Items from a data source
──────────────────────────────
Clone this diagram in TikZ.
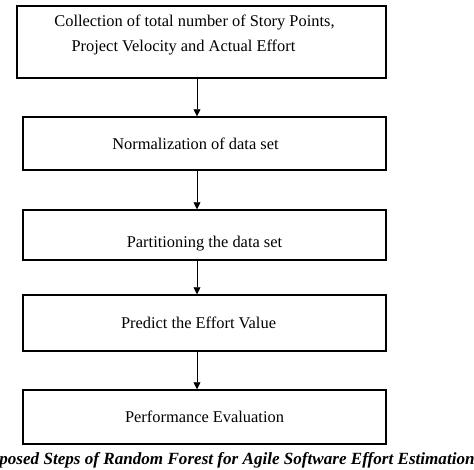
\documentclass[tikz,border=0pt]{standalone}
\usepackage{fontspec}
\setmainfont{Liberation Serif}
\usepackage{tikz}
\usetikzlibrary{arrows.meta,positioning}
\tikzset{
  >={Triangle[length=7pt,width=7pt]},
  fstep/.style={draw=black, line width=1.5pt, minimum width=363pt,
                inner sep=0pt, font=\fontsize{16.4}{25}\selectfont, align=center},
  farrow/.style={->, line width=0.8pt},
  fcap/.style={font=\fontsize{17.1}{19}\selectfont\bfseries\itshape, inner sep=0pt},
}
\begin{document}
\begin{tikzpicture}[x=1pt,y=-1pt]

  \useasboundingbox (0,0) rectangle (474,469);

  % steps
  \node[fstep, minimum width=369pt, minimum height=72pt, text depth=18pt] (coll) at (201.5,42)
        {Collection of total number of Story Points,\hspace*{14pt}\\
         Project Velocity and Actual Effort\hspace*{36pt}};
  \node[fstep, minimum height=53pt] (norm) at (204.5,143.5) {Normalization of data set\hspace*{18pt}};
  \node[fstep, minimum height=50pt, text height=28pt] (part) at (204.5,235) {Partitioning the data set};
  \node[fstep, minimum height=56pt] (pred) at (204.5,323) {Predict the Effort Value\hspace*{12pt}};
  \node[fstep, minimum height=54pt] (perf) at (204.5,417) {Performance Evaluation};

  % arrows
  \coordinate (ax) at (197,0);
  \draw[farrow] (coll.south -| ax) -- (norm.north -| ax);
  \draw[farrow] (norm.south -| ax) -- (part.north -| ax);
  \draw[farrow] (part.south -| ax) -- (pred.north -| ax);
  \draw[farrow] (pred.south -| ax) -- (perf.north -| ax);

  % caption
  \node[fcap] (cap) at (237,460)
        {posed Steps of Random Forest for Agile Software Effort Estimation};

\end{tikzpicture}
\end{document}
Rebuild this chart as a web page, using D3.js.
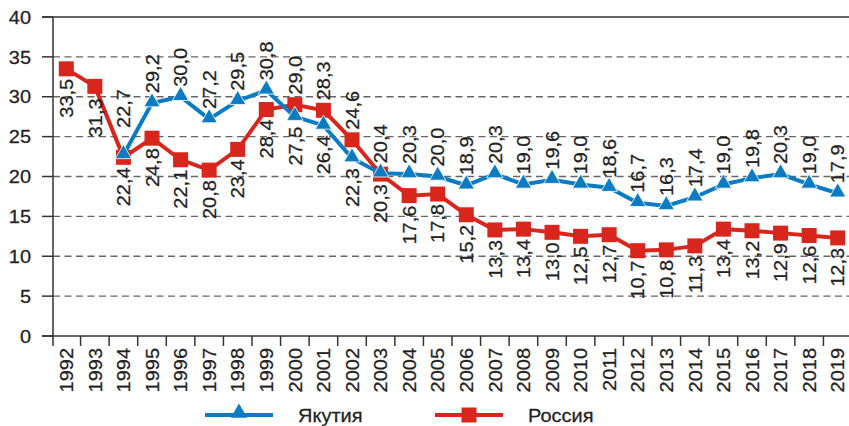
──────────────────────────────
Pictures are excluded; copy all other data exactly as shown.

Clone this diagram in TikZ.
\documentclass[tikz,border=0pt]{standalone}
\usepackage{fontspec}
\setmainfont{Liberation Serif}
\usepackage{tikz}
\usetikzlibrary{arrows.meta,positioning}
\tikzset{
  >={Triangle[length=7pt,width=7pt]},
  fstep/.style={draw=black, line width=1.5pt, minimum width=363pt,
                inner sep=0pt, font=\fontsize{16.4}{25}\selectfont, align=center},
  farrow/.style={->, line width=0.8pt},
  fcap/.style={font=\fontsize{17.1}{19}\selectfont\bfseries\itshape, inner sep=0pt},
}
\begin{document}
\begin{tikzpicture}[x=1pt,y=-1pt]

  \useasboundingbox (0,0) rectangle (474,469);

  % steps
  \node[fstep, minimum width=369pt, minimum height=72pt, text depth=18pt] (coll) at (201.5,42)
        {Collection of total number of Story Points,\hspace*{14pt}\\
         Project Velocity and Actual Effort\hspace*{36pt}};
  \node[fstep, minimum height=53pt] (norm) at (204.5,143.5) {Normalization of data set\hspace*{18pt}};
  \node[fstep, minimum height=50pt, text height=28pt] (part) at (204.5,235) {Partitioning the data set};
  \node[fstep, minimum height=56pt] (pred) at (204.5,323) {Predict the Effort Value\hspace*{12pt}};
  \node[fstep, minimum height=54pt] (perf) at (204.5,417) {Performance Evaluation};

  % arrows
  \coordinate (ax) at (197,0);
  \draw[farrow] (coll.south -| ax) -- (norm.north -| ax);
  \draw[farrow] (norm.south -| ax) -- (part.north -| ax);
  \draw[farrow] (part.south -| ax) -- (pred.north -| ax);
  \draw[farrow] (pred.south -| ax) -- (perf.north -| ax);

  % caption
  \node[fcap] (cap) at (237,460)
        {posed Steps of Random Forest for Agile Software Effort Estimation};

\end{tikzpicture}
\end{document}
Rebuild this chart as a web page, using D3.js.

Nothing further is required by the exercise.